5. **Putting it all together to find our answer!**
Now we know exactly what our equation looks like:
$u^2 = t^2 + \tan(t) + 36$

But we need to find $u$, not $u^2$. To get $u$, we take the square root of both sides. Remember, when you take a square root, it could be positive or negative!
$u = \pm \sqrt{t^2 + \tan(t) + 36}$

Since the problem told us that $u(0) = -6$ (which is a negative number), we have to choose the negative square root to make sure our answer matches the starting point.
So, the final path is:
$u = -\sqrt{t^2 + \tan(t) + 36}$

Alternative answer

Answer: $ u(t) = -\sqrt{t^2 + \tan(t) + 36} $ Explain
This is a question about finding a function when you know its rate of change and a starting point . The solving step is:

1. **Separate the `u` and `t` parts:** The problem gives us how `u` changes with `t` ($\frac{du}{dt}$). It's like saying how fast something is growing or shrinking. The first thing I did was to get all the `u` terms on one side with `du` and all the `t` terms on the other side with `dt`.
From $ \frac{du}{dt}=\frac{2t+\sec^{2}\left(t\right)}{2u} $, I multiplied both sides by $2u$ and by $dt$ to get:
$ 2u \, du = (2t+\sec^{2}(t)) \, dt $
This is like grouping apples with apples and oranges with oranges.

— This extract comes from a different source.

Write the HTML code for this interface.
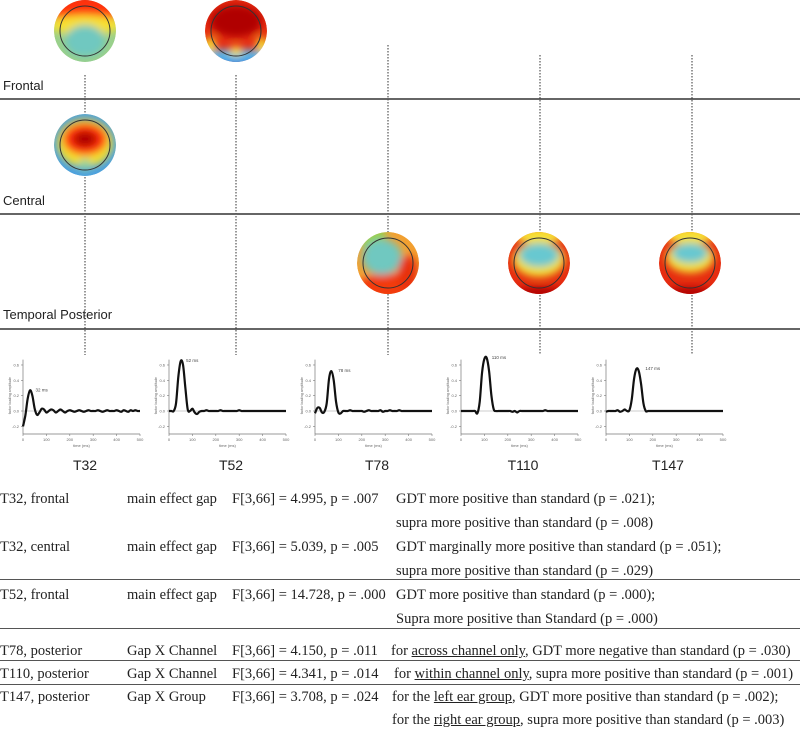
<!DOCTYPE html>
<html><head><meta charset="utf-8"><style>
body{margin:0;background:#fff;width:800px;height:733px;overflow:hidden;position:relative;font-family:"Liberation Sans",sans-serif}
.tbl{position:absolute;left:0;top:0;font-family:"Liberation Serif",serif;font-size:14.5px;color:#222}
.tbl div{position:absolute;white-space:nowrap}
u{text-decoration:underline}
.hl{position:absolute;left:0;width:800px;height:0;border-top:1.5px solid #555}
</style></head><body>
<svg id="fig" width="800" height="480" style="position:absolute;left:0;top:0">
<defs>
<filter id="bl" x="-20%" y="-20%" width="140%" height="140%"><feGaussianBlur stdDeviation="4"/></filter>
<clipPath id="cc"><circle cx="0" cy="0" r="31"/></clipPath>
</defs>
<g stroke="#333" stroke-width="1.5">
<line x1="0" y1="99" x2="800" y2="99"/><line x1="0" y1="214" x2="800" y2="214"/><line x1="0" y1="329" x2="800" y2="329"/>
</g>
<g font-size="13" fill="#222">
<text x="3" y="90">Frontal</text>
<text x="3" y="205">Central</text>
<text x="3" y="319">Temporal Posterior</text>
</g>
<g stroke="#555" stroke-width="1.2" stroke-dasharray="1.5,1.5">
<line x1="85" y1="75" x2="85" y2="355"/><line x1="236" y1="75" x2="236" y2="355"/>
<line x1="388" y1="45" x2="388" y2="355"/><line x1="540" y1="55" x2="540" y2="355"/><line x1="692" y1="55" x2="692" y2="355"/>
</g>
<g id="maps"></g>
<g id="charts"></g>
</svg>
<script>
const NS='http://www.w3.org/2000/svg';
function mk(t,a,p){const e=document.createElementNS(NS,t);for(const k in a)e.setAttribute(k,a[k]);p.appendChild(e);return e;}
const maps=[
 {x:85,y:31,name:'topomap-t32-frontal',bg:'#9ad08a',blobs:[[0,-34,40,30,'#b00000'],[0,-22,38,14,'#ff3010'],[0,-6,36,10,'#f7e030'],[0,10,20,16,'#6fc8c0']]},
 {x:236,y:31,name:'topomap-t52-frontal',bg:'#e62c10',blobs:[[0,36,40,14,'#2c7be0'],[0,24,34,6,'#5ab8e8'],[0,-10,26,16,'#b00000'],[0,20,6,5,'#f3e030'],[-26,14,6,8,'#f3e030'],[26,14,6,8,'#f3e030']]},
 {x:85,y:145,name:'topomap-t32-central',bg:'#4aa0e0',blobs:[[0,-2,28,24,'#f3e030'],[0,-6,22,16,'#ff3010'],[0,-6,12,8,'#b00000'],[0,20,6,6,'#8ad0a0']]},
 {x:388,y:263,name:'topomap-t78-posterior',bg:'#f2a030',blobs:[[-20,-30,18,14,'#9ad040'],[0,24,30,14,'#f23a10'],[-6,-6,20,18,'#70c8c0'],[20,10,10,18,'#e83010']]},
 {x:539,y:263,name:'topomap-t110-posterior',bg:'#e62c10',blobs:[[0,-28,26,8,'#f7e030'],[0,-4,26,18,'#f3e030'],[0,-8,20,12,'#68c8d0'],[0,30,26,6,'#b00000']]},
 {x:690,y:263,name:'topomap-t147-posterior',bg:'#e62c10',blobs:[[0,-28,26,8,'#f7e030'],[0,-6,24,16,'#f3e030'],[0,-10,18,10,'#68c8d0'],[0,30,26,6,'#b00000']]}
];
const mg=document.getElementById('maps');
maps.forEach(m=>{
 const g=mk('g',{transform:`translate(${m.x},${m.y})`},mg);
 
 
 const c=mk('g',{'clip-path':'url(#cc)'},g);
 mk('circle',{r:31,fill:m.bg},c);
 const b=mk('g',{filter:'url(#bl)'},c);
 m.blobs.forEach(q=>mk('ellipse',{cx:q[0],cy:q[1],rx:q[2],ry:q[3],fill:q[4]},b));
 mk('circle',{r:25,fill:'none',stroke:'#333','stroke-width':1},g);
});
const times=[0,10,20,30,40,50,60,70,80,90,100,110,120,130,140,150,160,170,180,190,200,210,220,230,240,250,260,270,280,290,300,310,320,330,340,350,360,370,380,390,400,410,420,430,440,450,460,470,480,490,500];
const wT32=[-0.2,-0.06,0.16,0.27,0.2,0.03,-0.05,-0.02,0.03,0.02,-0.02,0,0.02,0.01,-0.02,0,0.02,0,-0.02,0,0.01,0,-0.01,0,0.01,0,-0.01,0,0.01,0,0,0,0.01,0,-0.01,0,0.01,0,0,0,0.01,0,-0.01,0.01,0,-0.01,0.01,0,0.01,0,0];
const wT52=[0,0,0,0.1,0.45,0.65,0.6,0.3,0.02,0,0.03,-0.02,-0.04,-0.01,0,0,0.01,0,0,0,0,0,0.01,0,0,0,0,0,0,0,0.01,0,0,0,0,0,0,0,0,0,0,0,0,0,0,0,0,0,0,0,0];
const wT78=[-0.03,0.04,0.04,-0.02,-0.01,0.1,0.42,0.52,0.4,0.12,-0.02,-0.03,0,0,0,0.01,0,0,0,0,0,-0.01,0,0.01,0,0,0,0,0.01,-0.01,0,0,0.01,0,0,0,0.01,0,0,0,0,0,0,0,0,0,0,0,0,0,0];
const wT110=[0,0,0,0,0,0,0,-0.03,0.12,0.5,0.68,0.69,0.52,0.2,0.02,0,0,0,0,0,0,0,-0.01,0,-0.02,0,0,0,0,0,0,0,0,0,0,0,0.01,0,0,0,0,0,0,0,0,0,0,0,0,0,0];
const wT147=[-0.01,0,0,0,0,0.01,-0.01,0,0.02,0,0.01,0.15,0.42,0.55,0.52,0.35,0.1,0,0,0,0,0,0,0,0,0,0,0,0,0,0,0,0,0,0,0,0,0,0,0,0,0,0,0,0,0,0,0,0,0,0];
const series=[wT32,wT52,wT78,wT110,wT147];
const labels=['T32','T52','T78','T110','T147'];
const peakMs=[32,52,78,110,147];
const peakLabels=['32 ms','52 ms','78 ms','110 ms','147 ms'];
const yTicks=[-0.2,0,0.2,0.4,0.6];
const yTickLabels=['-0.2','0.0','0.2','0.4','0.6'];
const xTicks=[0,100,200,300,400,500];
const chartLefts=[23,169,315,461,606];
const cg=document.getElementById('charts');
const W=117, y0=411, k=76.7;
series.forEach((s,i)=>{
 const L=chartLefts[i];
 const X=t=>L+t/500*W, Y=v=>y0-v*k;
 const g=mk('g',{},cg);
 
 
 mk('line',{x1:L,y1:Y(0.67),x2:L,y2:Y(-0.3),stroke:'#777','stroke-width':0.7},g);
 mk('line',{x1:L,y1:Y(-0.3),x2:L+W,y2:Y(-0.3),stroke:'#777','stroke-width':0.7},g);
 mk('line',{x1:L,y1:Y(0),x2:L+W,y2:Y(0),stroke:'#999','stroke-width':0.6},g);
 yTicks.forEach((v,j)=>{mk('line',{x1:L-2,y1:Y(v),x2:L,y2:Y(v),stroke:'#777','stroke-width':0.6},g);
  const t=mk('text',{x:L-4,y:Y(v)+1.5,'font-size':4,'text-anchor':'end',fill:'#666'},g);t.textContent=yTickLabels[j];});
 xTicks.forEach(v=>{mk('line',{x1:X(v),y1:Y(-0.3),x2:X(v),y2:Y(-0.3)+2,stroke:'#777','stroke-width':0.6},g);
  const t=mk('text',{x:X(v),y:Y(-0.3)+7,'font-size':4,'text-anchor':'middle',fill:'#666'},g);t.textContent=v;});
 const xt=mk('text',{x:L+W/2,y:Y(-0.3)+13,'font-size':4,'text-anchor':'middle',fill:'#666'},g);xt.textContent='time (ms)';
 const yt=mk('text',{x:L-12,y:Y(0.2),'font-size':3.5,'text-anchor':'middle',fill:'#666',transform:`rotate(-90 ${L-12} ${Y(0.2)})`},g);yt.textContent='factor loading amplitude';
 const P=s.map((v,j)=>[X(times[j]),Y(v)]);
 let d='M'+P[0][0]+','+P[0][1];
 for(let j=0;j<P.length-1;j++){const p0=P[Math.max(j-1,0)],p1=P[j],p2=P[j+1],p3=P[Math.min(j+2,P.length-1)];
  d+=` C${p1[0]+(p2[0]-p0[0])/6},${p1[1]+(p2[1]-p0[1])/6} ${p2[0]-(p3[0]-p1[0])/6},${p2[1]-(p3[1]-p1[1])/6} ${p2[0]},${p2[1]}`;}
 const ln=mk('path',{d:d,fill:'none',stroke:'#111','stroke-width':2.2},g);
 
 
 const pk=Math.max(...s);
 const pl=mk('text',{x:X(peakMs[i])+5,y:Y(pk)+1,'font-size':4.5,fill:'#444'},g);pl.textContent=peakLabels[i];
 const lab=mk('text',{x:L+62,y:470,'font-size':14,'text-anchor':'middle',fill:'#222'},cg);
 lab.textContent=labels[i];
 
 
});
</script>
<div class="tbl">
<div style="left:0;top:491px">T32, frontal</div><div style="left:127px;top:491px">main effect gap</div><div style="left:232px;top:491px">F[3,66] = 4.995, p = .007</div><div style="left:396px;top:491px">GDT more positive than standard (p = .021);</div>
<div style="left:396px;top:515px">supra more positive than standard (p = .008)</div>
<div style="left:0;top:539px">T32, central</div><div style="left:127px;top:539px">main effect gap</div><div style="left:232px;top:539px">F[3,66] = 5.039, p = .005</div><div style="left:396px;top:539px">GDT marginally more positive than standard (p = .051);</div>
<div style="left:396px;top:563px">supra more positive than standard (p = .029)</div>
<div class="hl" style="top:579px"></div>
<div style="left:0;top:587px">T52, frontal</div><div style="left:127px;top:587px">main effect gap</div><div style="left:232px;top:587px">F[3,66] = 14.728, p = .000</div><div style="left:396px;top:587px">GDT more positive than standard (p = .000);</div>
<div style="left:396px;top:611px">Supra more positive than Standard (p = .000)</div>
<div class="hl" style="top:628px"></div>
<div style="left:0;top:643px">T78, posterior</div><div style="left:127px;top:643px">Gap X Channel</div><div style="left:232px;top:643px">F[3,66] = 4.150, p = .011</div><div style="left:391px;top:643px">for <u>across channel only</u>, GDT more negative than standard (p = .030)</div>
<div class="hl" style="top:660px"></div>
<div style="left:0;top:666px">T110, posterior</div><div style="left:127px;top:666px">Gap X Channel</div><div style="left:232px;top:666px">F[3,66] = 4.341, p = .014</div><div style="left:394px;top:666px">for <u>within channel only</u>, supra more positive than standard (p = .001)</div>
<div class="hl" style="top:684px"></div>
<div style="left:0;top:689px">T147, posterior</div><div style="left:127px;top:689px">Gap X Group</div><div style="left:232px;top:689px">F[3,66] = 3.708, p = .024</div><div style="left:392px;top:689px">for the <u>left ear group</u>, GDT more positive than standard (p = .002);</div>
<div style="left:392px;top:712px">for the <u>right ear group</u>, supra more positive than standard (p = .003)</div>
</div>
</body></html>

2. **"Undo" the changes (Find the original functions):** Now that the `u` and `t` parts are separate, I need to figure out what functions, if you took their "change" (derivative), would give me $2u$ and $2t+\sec^{2}(t)$.
* For $2u$: If you "undo" $2u$, you get $u^2$. (Because the change of $u^2$ is $2u$).
* For $2t+\sec^{2}(t)$: If you "undo" $2t$, you get $t^2$. If you "undo" $\sec^{2}(t)$, you get $\tan(t)$. (Because the change of $t^2$ is $2t$, and the change of $\tan(t)$ is $\sec^{2}(t)$).
* When we "undo" changes, there's always a hidden constant number that doesn't show up in the change. So, we add a `C` (for constant) to one side.
Putting it together, we get: $ u^2 = t^2 + \tan(t) + C $

3. **Use the starting point:** The problem tells us that when $t=0$, $u=-6$. This is super helpful! I can use these numbers to figure out what `C` is.
I put $t=0$ and $u=-6$ into my equation:
$ (-6)^2 = (0)^2 + \tan(0) + C $
$ 36 = 0 + 0 + C $ (Because $0^2$ is $0$, and $\tan(0)$ is $0$)
So, $ C = 36 $.

4. **Write the full equation:** Now I know what `C` is, so I can put it back into the equation:
$ u^2 = t^2 + \tan(t) + 36 $
Since we need to find `u`, we need to take the square root of both sides. This usually gives us two possibilities: a positive or a negative root.
$ u = \pm\sqrt{t^2 + \tan(t) + 36} $
But wait! The problem told us that when $t=0$, $u$ is $-6$. Since $-6$ is a negative number, we must choose the negative square root to make sure our answer fits the starting point!
So, the final answer is $ u(t) = -\sqrt{t^2 + \tan(t) + 36} $.